Uinta Brewing Company is a craft brewery founded in 1993 in Salt Lake City, Utah, USA. The company produces a range of beers, naming them after Utah's cultural and natural icons. As of 2016, Uinta was the 39th-largest craft brewery in the country. Uinta is the largest brewer in the state of Utah.

==History==
Uinta brewing company began brewing beer in the winter of 1993 in a renovated mechanics garage in Salt Lake City, Utah. Their flagship beer was Cutthroat Pale Ale, named after Utah's state fish. This was followed by King's Peak Porter, named after Utah's highest peak; Golden Spike Hefeweizen, named after the spike used to commemorate the completion of the transcontinental railroad, which was completed in Utah; and Dubhe, named after the Utah Centennial star.

In 2001, Uinta became the first Utah company to be 100% wind powered. The company also began installing solar panels on the brewery roof in 2011.

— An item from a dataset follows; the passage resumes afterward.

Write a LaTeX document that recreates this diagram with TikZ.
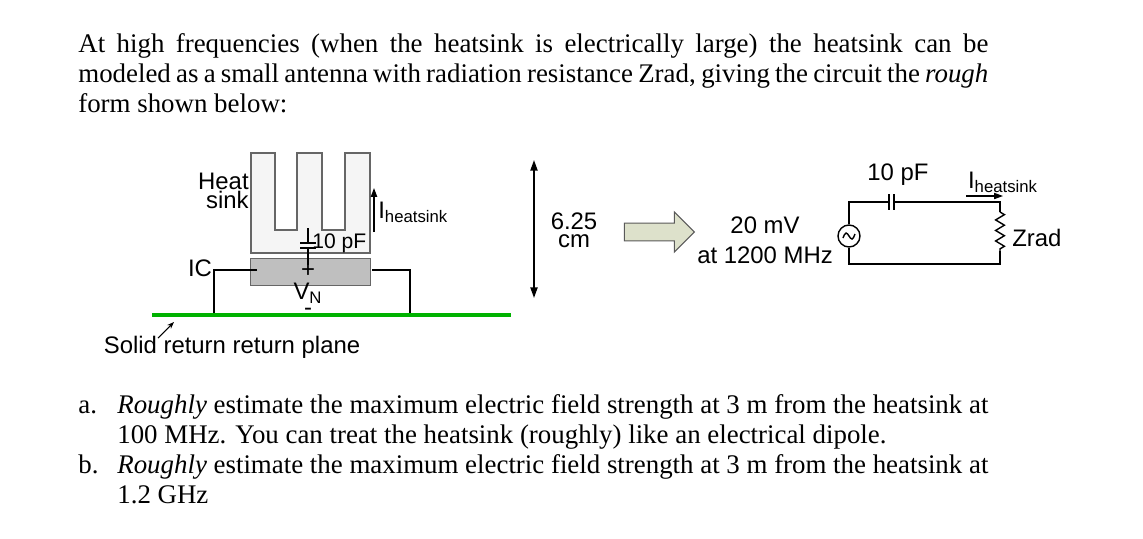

In 2024 and 2025 Uinta won gold medals in the American Cream Ale category at the Great American Beer Festival.

==Financing and growth==

In August 2014, Uinta announced that it sold a percentage of the company to New York-based private equity firm The Riverside Company for an undisclosed amount. Uinta CEO Will Hamill stated that the capital raised would be used to hire new employees, and expand beyond the Salt Lake City region.

Uinta had a period of accelerated growth in the 2010s. Uinta stated that it sold 60,000 barrels of beer in 2013, and 77,000 barrels in 2014.

As of March 2015, Uinta beers are sold in 32 states and Washington, D.C. This number has declined however, as they have withdrawn from multiple states during the second half of the 2020s decade.

Uinta saw its sales dip by 11% in 2024 compared to the previous year. This follows a trend of craft breweries struggling to keep sales up due to rising costs in the United States. According to the Brewers Association, the lobbying arm for independent brewers, sales of craft beer fell 4% in 2024.

==Products==

=== Year Round Brews ===

- Cutthroat Pale Ale Pale Ale 5% ABV
- Hop Nosh IPA 7.3% ABV
- Hazy Nosh Hazy IPA 5% ABV
- Detour Double IPA 9.5% ABV
- Trop Nosh Tropical IPA 8% ABV
- 801 Pils Pilsner 5% ABV
- Baba Black Lager 4% ABV
- Wyld Juicy IPA 5% ABV
- Clear Daze Juicy IPA 6.6% ABV
- Lime Pilsner Flavored Pilsner 5% ABV
- Golden Spike Hefeweizen 5% ABV
- Trader Session IPA 5% ABV
- Pack It Out Session IPA 5% ABV
- Was Angeles American Lager 5% ABV

=== Seasonal Brews ===

- Yard Sale Winter Lager 5% ABV
- Season Pass Vanilla Porter 5% ABV
- SUM'R Kolsch 5% ABV
- Mango Lime Pilsner Flavored Pilsner 5% ABV
- Chile Limon Flavored Pilsner 5% ABV
- Punk'n Pumpkin Ale 5% ABV

=== Limited Small-Batch Brews ===

- Anniversary Barley Wine 10.4% ABV
- Dubhe Imperial Black IPA 9.2% ABV
- Monkshine Belgian Style Blonde Ale 6% ABV
- Fest Helles German Style Lager 5.7% ABV
- 801 Coffee Pilsner 4% ABV
- Cutthroat+ Winter Pale Ale 4% ABV
- Cockeyed Cooper
- Sum'r
- Birthday Suit

=== Brett (Brettanomyces) Brews ===

- Funk'n Patch Pumpkin Ale 8% ABV
- Croggy Saison 6.8% ABV
- Sea Legs Baltic Porter 8.2% ABV
- Hopscursion IPA 6.5% ABV

Their Hop Nosh IPA was designated "world class" by Beer Advocate.